Coulomb blockade and quantum confinement in field electron emission from heterostructured nanotips

TL;DR

This paper reveals a novel field electron emission mechanism involving Coulomb blockade and quantum confinement in heterostructured nanotips, supported by experiments and numerical simulations, advancing understanding of electron emission at the nanoscale.

Contribution

It introduces a new FE mechanism combining Coulomb blockade and quantum confinement effects in heterostructured nanotips, supported by experimental and theoretical analysis.

Findings

Multiple peaks in energy distributions due to quantum confinement.

Modified Coulomb staircase observed in I-V characteristics.

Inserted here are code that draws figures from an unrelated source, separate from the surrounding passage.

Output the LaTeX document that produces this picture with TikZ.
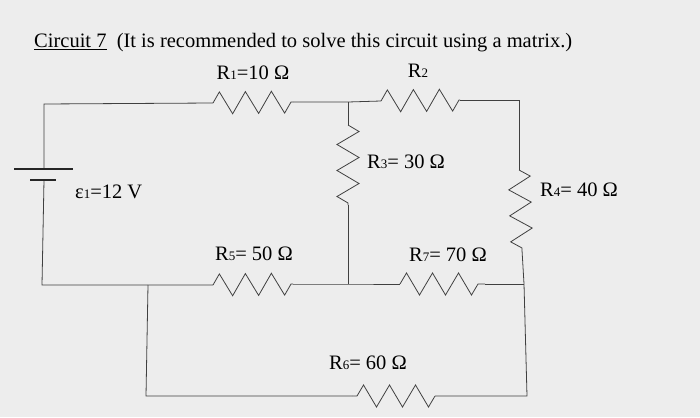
\documentclass[tikz,border=0pt]{standalone}
\usepackage{fontspec}
\setmainfont{Liberation Serif}
\usetikzlibrary{decorations.pathmorphing}
\begin{document}
\begin{tikzpicture}[x=1pt,y=-1pt,
  wire/.style={draw=black!75,line width=0.8pt},
  res/.style={wire,decorate,decoration={zigzag,segment length=26pt,amplitude=11pt}},
  lbl/.style={font=\fontsize{20.5}{22}\selectfont,inner sep=0pt},
  plate/.style={draw=black!85,line width=2.2pt}]
\fill[gray!14] (0,0) rectangle (700,417);
\useasboundingbox (0,0) rectangle (700,417);
% coordinates
\coordinate (tl) at (44,104); \coordinate (r1a) at (213,103); \coordinate (r1b) at (293,102);
\coordinate (jt) at (348,102); \coordinate (r2a) at (381,101); \coordinate (r2b) at (460,100);
\coordinate (tr) at (519,100); \coordinate (r4a) at (519,170); \coordinate (r4b) at (522,250);
\coordinate (mr) at (524,284); \coordinate (br) at (527,396);
\coordinate (bt) at (44,169); \coordinate (bb) at (44,180); \coordinate (bl) at (42,285);
\coordinate (r5a) at (213,285); \coordinate (r5b) at (293,284); \coordinate (jm) at (348,284);
\coordinate (r7a) at (400,284); \coordinate (r7b) at (485,284);
\coordinate (r3a) at (348,125); \coordinate (r3b) at (348,205);
\coordinate (lj) at (148,285); \coordinate (lb) at (146,396);
\coordinate (r6a) at (352,396); \coordinate (r6b) at (435,396);
% wires
\draw[wire] (bt) -- (tl) -- (r1a); \draw[res] (r1a) -- (r1b); \draw[wire] (r1b) -- (jt) -- (r2a);
\draw[res] (r2a) -- (r2b); \draw[wire] (r2b) -- (tr) -- (r4a); \draw[res] (r4a) -- (r4b);
\draw[wire] (r4b) -- (mr) -- (br) -- (r6b); \draw[res] (r6b) -- (r6a); \draw[wire] (r6a) -- (lb) -- (lj);
\draw[wire] (bb) -- (bl) -- (r5a); \draw[res] (r5a) -- (r5b); \draw[wire] (r5b) -- (jm) -- (r7a);
\draw[res] (r7a) -- (r7b); \draw[wire] (r7b) -- (mr);
\draw[wire] (jt) -- (r3a); \draw[res] (r3a) -- (r3b); \draw[wire] (r3b) -- (jm);
\draw[plate] (14,169) -- (73,169); \draw[plate] (30,180) -- (56,180);
% labels
\node[lbl,anchor=west] (title) at (34,43) {\underline{Circuit 7}\ \ (It is recommended to solve this circuit using a matrix.)};
\newcommand{\sbs}[1]{{\fontsize{13}{14}\selectfont #1}}
\node[lbl] (l1) at (253,73) {R\sbs{1}=10 Ω};
\node[lbl] (l2) at (418,71) {R\sbs{2}};
\node[lbl,anchor=west] (l3) at (367,162) {R\sbs{3}= 30 Ω};
\node[lbl,anchor=west] (le) at (75,192) {ε\sbs{1}=12 V};
\node[lbl,anchor=west] (l4) at (540,190) {R\sbs{4}= 40 Ω};
\node[lbl] (l5) at (254,254) {R\sbs{5}= 50 Ω};
\node[lbl] (l7) at (448,255) {R\sbs{7}= 70 Ω};
\node[lbl] (l6) at (368,363) {R\sbs{6}= 60 Ω};
\end{tikzpicture}
\end{document}
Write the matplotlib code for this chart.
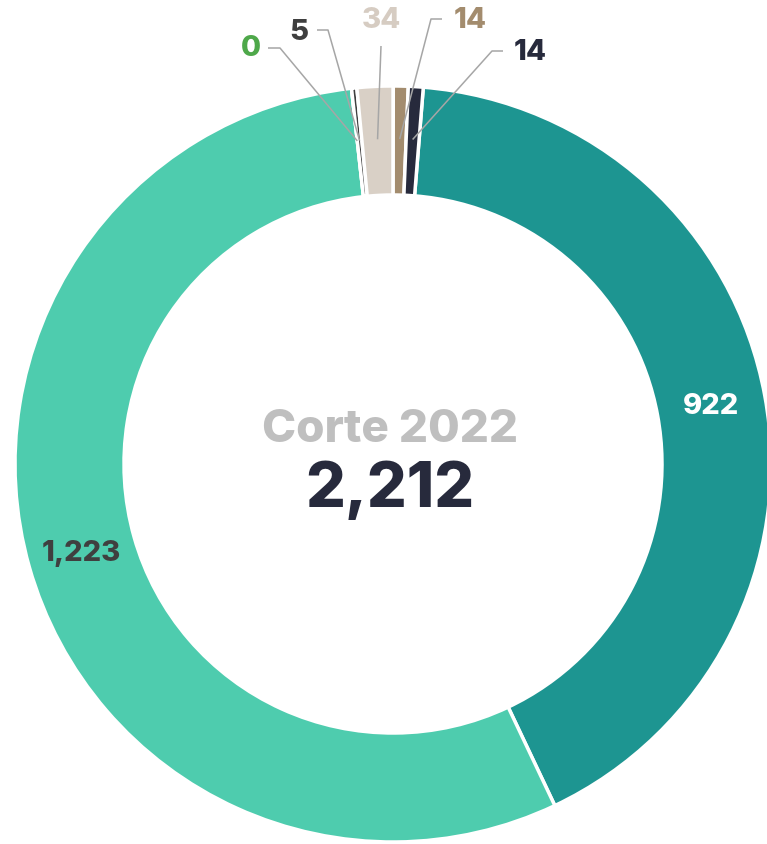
"""
Donut chart - Corte 2022
"""

import numpy as np
import matplotlib
matplotlib.use("Agg")
import matplotlib.pyplot as plt

# Data (clockwise from the top)
values = [922, 1223, 0, 5, 34, 14, 14]
labels = ['922', '1,223', '0', '5', '34', '14', '14']
slice_colors = ['#1D9591', '#4ECCAE', '#4EA84A', '#3F3F3F', '#D9D0C6', '#A38C6E', '#272A3C']
label_colors = ['#FFFFFF', '#3F3F3F', '#4EA84A', '#3F3F3F', '#D6CCC2', '#A38C6E', '#272A3C']
total_label = '2,212'
title = 'Corte 2022'

# Outside labels for the small slices: text position and elbow of the leader line (pixels)
outside_text = {2: (251, 48), 3: (299, 32), 4: (381, 21), 5: (470, 21), 6: (530, 53)}
outside_elbow = {2: [(268, 49), (280, 49)], 3: [(317, 31), (328, 31)], 4: [(381, 47)],
                 5: [(442, 20), (431, 20)], 6: [(503, 52), (492, 52)]}

W, H = 767, 845
cx, cy = 393, 465
R, r_in = 378, 269

plt.rcParams['font.family'] = ['Inter', 'Lato', 'DejaVu Sans']
WEIGHT = 'heavy'

fig = plt.figure(figsize=(W / 100, H / 100), dpi=100)
ax = fig.add_axes([0, 0, 1, 1])

# y is inverted below, so counterclock=True draws visually clockwise
wedges, _ = ax.pie(values, colors=slice_colors, startangle=-85.4, counterclock=True,
                   center=(cx, cy), radius=R, frame=True,
                   wedgeprops=dict(width=R - r_in, edgecolor='white', linewidth=2.5))
ax.set_xlim(0, W)
ax.set_ylim(H, 0)  # pixel coordinates, y down
ax.set_aspect('equal')
ax.axis('off')

r_lab = (R + r_in) / 2
for i, w in enumerate(wedges):
    mid = np.deg2rad((w.theta1 + w.theta2) / 2)
    if i in outside_text:
        ax_r = 0.86 * R
        anchor = (cx + ax_r * np.cos(mid), cy + ax_r * np.sin(mid))
        pts = outside_elbow[i] + [anchor]
        xs, ys = zip(*pts)
        ax.plot(xs, ys, color='#A6A6A6', lw=1.1, solid_capstyle='butt')
        tx, ty = outside_text[i]
        ax.text(tx, ty, labels[i], color=label_colors[i], fontsize=21, fontweight=WEIGHT,
                ha='center', va='center')
    else:
        x = cx + r_lab * np.cos(mid)
        y = cy + r_lab * np.sin(mid)
        ax.text(x, y, labels[i], color=label_colors[i], fontsize=21, fontweight=WEIGHT,
                ha='center', va='center')

ax.text(cx - 3, 430, title, color='#BFBFBF', fontsize=33, fontweight=WEIGHT,
        ha='center', va='center')
ax.text(cx - 3, 490, total_label, color='#272A3C', fontsize=45, fontweight=WEIGHT,
        ha='center', va='center')

fig.savefig('out.png', dpi=100)
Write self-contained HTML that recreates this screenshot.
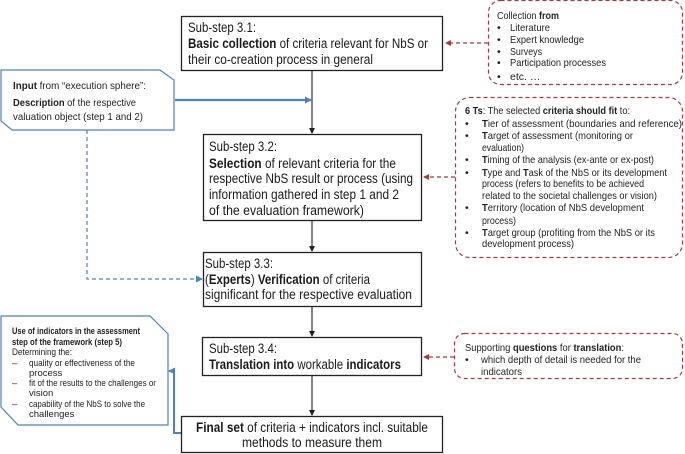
<!DOCTYPE html>
<html><head><meta charset="utf-8"><style>
html,body{margin:0;padding:0;background:#fff;}
svg{display:block;font-family:"Liberation Sans",sans-serif;}
.m{font-size:13.5px;fill:#1a1a1a;}
.s{font-size:10.5px;fill:#222;}
.t{font-size:9.5px;fill:#222;}
.b{font-weight:bold;}
</style></head><body>
<svg width="685" height="454" viewBox="0 0 685 454" xmlns="http://www.w3.org/2000/svg">
<defs>
<marker id="ak" markerWidth="6" markerHeight="6" refX="5" refY="3" orient="auto" markerUnits="userSpaceOnUse"><path d="M0,0 L6,3 L0,6 z" fill="#222"/></marker>
<marker id="ar" markerWidth="6" markerHeight="6" refX="5" refY="3" orient="auto" markerUnits="userSpaceOnUse"><path d="M0,0 L6,3 L0,6 z" fill="#a33b3b"/></marker>
<marker id="ab" markerWidth="7" markerHeight="7" refX="6" refY="3.5" orient="auto" markerUnits="userSpaceOnUse"><path d="M0,0 L7,3.5 L0,7 z" fill="#4f81bd"/></marker>
</defs>

<!-- connectors -->
<line x1="312" y1="70" x2="312" y2="133" stroke="#333" stroke-width="1.2" marker-end="url(#ak)"/>
<line x1="312" y1="220" x2="312" y2="251" stroke="#333" stroke-width="1.2" marker-end="url(#ak)"/>
<line x1="312" y1="306" x2="312" y2="336" stroke="#333" stroke-width="1.2" marker-end="url(#ak)"/>
<line x1="312" y1="376" x2="312" y2="415" stroke="#333" stroke-width="1.2" marker-end="url(#ak)"/>
<line x1="175" y1="100" x2="311" y2="100" stroke="#4f81bd" stroke-width="2.2" marker-end="url(#ab)"/>
<polyline points="87,130 87,279 202,279" fill="none" stroke="#4f81bd" stroke-width="1.2" stroke-dasharray="4,3" marker-end="url(#ab)"/>
<polyline points="181,433 174,433 174,371 169,371" fill="none" stroke="#4f81bd" stroke-width="2" marker-end="url(#ab)"/>
<line x1="488" y1="43" x2="446" y2="43" stroke="#a33b3b" stroke-width="1.2" stroke-dasharray="4,3" marker-end="url(#ar)"/>
<line x1="455" y1="177" x2="424" y2="177" stroke="#a33b3b" stroke-width="1.2" stroke-dasharray="4,3" marker-end="url(#ar)"/>
<line x1="454" y1="357" x2="424" y2="357" stroke="#a33b3b" stroke-width="1.2" stroke-dasharray="4,3" marker-end="url(#ar)"/>

<!-- main boxes -->
<rect x="181.5" y="16.5" width="261" height="54" fill="#fff" stroke="#222" stroke-width="1.3"/>
<text class="m" x="188" y="32" textLength="68" lengthAdjust="spacingAndGlyphs">Sub-step 3.1:</text>
<text class="m" x="188" y="48" textLength="240" lengthAdjust="spacingAndGlyphs"><tspan class="b">Basic collection</tspan> of criteria relevant for NbS or</text>
<text class="m" x="188" y="64" textLength="185" lengthAdjust="spacingAndGlyphs">their co-creation process in general</text>

<rect x="203.5" y="134.5" width="218" height="86" fill="#fff" stroke="#222" stroke-width="1.3"/>
<text class="m" x="209" y="151" textLength="68" lengthAdjust="spacingAndGlyphs">Sub-step 3.2:</text>
<text class="m" x="209" y="168" textLength="187" lengthAdjust="spacingAndGlyphs"><tspan class="b">Selection</tspan> of relevant criteria for the</text>
<text class="m" x="209" y="183" textLength="204" lengthAdjust="spacingAndGlyphs">respective NbS result or process (using</text>
<text class="m" x="209" y="199" textLength="190" lengthAdjust="spacingAndGlyphs">information gathered in step 1 and 2</text>
<text class="m" x="209" y="215" textLength="155" lengthAdjust="spacingAndGlyphs">of the evaluation framework)</text>

<rect x="203.5" y="252.5" width="218" height="54" fill="#fff" stroke="#222" stroke-width="1.3"/>
<text class="m" x="205" y="268" textLength="68" lengthAdjust="spacingAndGlyphs">Sub-step 3.3:</text>
<text class="m" x="205" y="284" textLength="165" lengthAdjust="spacingAndGlyphs">(<tspan class="b">Experts</tspan>) <tspan class="b">Verification</tspan> of criteria</text>
<text class="m" x="205" y="299" textLength="207" lengthAdjust="spacingAndGlyphs">significant for the respective evaluation</text>

<rect x="202.5" y="337.5" width="219" height="38" fill="#fff" stroke="#222" stroke-width="1.3"/>
<text class="m" x="209" y="353" textLength="68" lengthAdjust="spacingAndGlyphs">Sub-step 3.4:</text>
<text class="m" x="209" y="369" textLength="192" lengthAdjust="spacingAndGlyphs"><tspan class="b">Translation into</tspan> workable <tspan class="b">indicators</tspan></text>

<rect x="181.5" y="416.5" width="261" height="36" fill="#fff" stroke="#222" stroke-width="1.3"/>
<text class="m" x="196" y="432" textLength="232" lengthAdjust="spacingAndGlyphs"><tspan class="b">Final set</tspan> of criteria + indicators incl. suitable</text>
<text class="m" x="242" y="447" textLength="140" lengthAdjust="spacingAndGlyphs">methods to measure them</text>

<!-- input box -->
<polygon points="1,70 160,70 174,80 174,130 12,130 1,121" fill="#fff" stroke="#4f81bd" stroke-width="1.2"/>
<text class="s" x="13" y="89" textLength="133" lengthAdjust="spacingAndGlyphs"><tspan class="b">Input</tspan> from “execution sphere”:</text>
<text class="s" x="13" y="106" textLength="123" lengthAdjust="spacingAndGlyphs"><tspan class="b">Description</tspan> of the respective</text>
<text class="s" x="13" y="120" textLength="130" lengthAdjust="spacingAndGlyphs">valuation object (step 1 and 2)</text>

<!-- use box -->
<polygon points="1,316 150,316 168,334 168,425 18,425 1,407" fill="#fff" stroke="#4f81bd" stroke-width="1.2"/>
<text class="t b" x="12" y="334" textLength="128" lengthAdjust="spacingAndGlyphs">Use of indicators in the assessment</text>
<text class="t b" x="12" y="345" textLength="110" lengthAdjust="spacingAndGlyphs">step of the framework (step 5)</text>
<text class="t" x="12" y="355" textLength="60" lengthAdjust="spacingAndGlyphs">Determining the:</text>
<text class="t" x="12" y="366">–</text><text class="t" x="29" y="366" textLength="106" lengthAdjust="spacingAndGlyphs">quality or effectiveness of the</text>
<text class="t" x="29" y="376">process</text>
<text class="t" x="12" y="386">–</text><text class="t" x="29" y="386" textLength="127" lengthAdjust="spacingAndGlyphs">fit of the results to the challenges or</text>
<text class="t" x="29" y="396">vision</text>
<text class="t" x="12" y="407">–</text><text class="t" x="29" y="407" textLength="116" lengthAdjust="spacingAndGlyphs">capability of the NbS to solve the</text>
<text class="t" x="29" y="417">challenges</text>

<!-- collection box -->
<rect x="488.5" y="0.5" width="194" height="84" rx="12" fill="#fff" stroke="#a33b3b" stroke-width="1.2" stroke-dasharray="4,3"/>
<text class="s" x="497" y="19" textLength="62" lengthAdjust="spacingAndGlyphs">Collection <tspan class="b">from</tspan></text>
<g class="s">
<text x="497" y="31">•</text><text x="510" y="31" textLength="40" lengthAdjust="spacingAndGlyphs">Literature</text>
<text x="497" y="43">•</text><text x="510" y="43" textLength="74" lengthAdjust="spacingAndGlyphs">Expert knowledge</text>
<text x="497" y="55">•</text><text x="510" y="55" textLength="32" lengthAdjust="spacingAndGlyphs">Surveys</text>
<text x="497" y="66">•</text><text x="510" y="66" textLength="96" lengthAdjust="spacingAndGlyphs">Participation processes</text>
<text x="497" y="80">•</text><text x="510" y="80">etc. …</text>
</g>

<!-- 6 Ts box -->
<rect x="455.5" y="97.5" width="227" height="160" rx="14" fill="#fff" stroke="#a33b3b" stroke-width="1.2" stroke-dasharray="4,3"/>
<g class="s">
<text x="465" y="114" textLength="165" lengthAdjust="spacingAndGlyphs"><tspan class="b">6 Ts</tspan>: The selected <tspan class="b">criteria should fit</tspan> to:</text>
<text x="465" y="127">•</text><text x="482" y="127" textLength="200" lengthAdjust="spacingAndGlyphs"><tspan class="b">T</tspan>ier of assessment (boundaries and reference)</text>
<text x="465" y="139">•</text><text x="482" y="139" textLength="151" lengthAdjust="spacingAndGlyphs"><tspan class="b">T</tspan>arget of assessment (monitoring or</text>
<text x="482" y="151" textLength="42" lengthAdjust="spacingAndGlyphs">evaluation)</text>
<text x="465" y="163">•</text><text x="482" y="163" textLength="172" lengthAdjust="spacingAndGlyphs"><tspan class="b">T</tspan>iming of the analysis (ex-ante or ex-post)</text>
<text x="465" y="176">•</text><text x="482" y="176" textLength="185" lengthAdjust="spacingAndGlyphs"><tspan class="b">T</tspan>ype and <tspan class="b">T</tspan>ask of the NbS or its development</text>
<text x="482" y="187" textLength="162" lengthAdjust="spacingAndGlyphs">process (refers to benefits to be achieved</text>
<text x="482" y="199" textLength="175" lengthAdjust="spacingAndGlyphs">related to the societal challenges or vision)</text>
<text x="465" y="211">•</text><text x="482" y="211" textLength="162" lengthAdjust="spacingAndGlyphs"><tspan class="b">T</tspan>erritory (location of NbS development</text>
<text x="482" y="224" textLength="34" lengthAdjust="spacingAndGlyphs">process)</text>
<text x="465" y="236">•</text><text x="482" y="236" textLength="173" lengthAdjust="spacingAndGlyphs"><tspan class="b">T</tspan>arget group (profiting from the NbS or its</text>
<text x="482" y="247" textLength="92" lengthAdjust="spacingAndGlyphs">development process)</text>
</g>

<!-- supporting box -->
<rect x="454.5" y="333.5" width="228" height="45" rx="10" fill="#fff" stroke="#a33b3b" stroke-width="1.2" stroke-dasharray="4,3"/>
<g class="s">
<text x="465" y="351" textLength="159" lengthAdjust="spacingAndGlyphs">Supporting <tspan class="b">questions</tspan> for <tspan class="b">translation</tspan>:</text>
<text x="465" y="363">•</text><text x="481" y="363" textLength="160" lengthAdjust="spacingAndGlyphs">which depth of detail is needed for the</text>
<text x="481" y="375" textLength="41" lengthAdjust="spacingAndGlyphs">indicators</text>
</g>
</svg>
</body></html>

Experimental results align with numerical Coulomb blockade models.

Abstract

A new field electron emission (FE) mechanism, which includes Coulomb blockade and quantum confinement effects, is revealed for heterostructured emitters composed of quantum dots and nanowires self-assembled at diamond nanotips. The total energy distributions of the emitted electrons show multiple peaks attributed to the discrete electronic states of the quantum-confined emitter with the corresponding energy levels oscillating as a function of the applied voltage due to the Coulomb blockade. The FE current-voltage characteristics exhibit a modified Coulomb staircase with additional steps becoming more pronounced with increasing voltage. The experimentally observed behavior is consistent with numerical simulations based on the model of Coulomb blockade in quantum dots in combination with the theory of FE from sharp tips.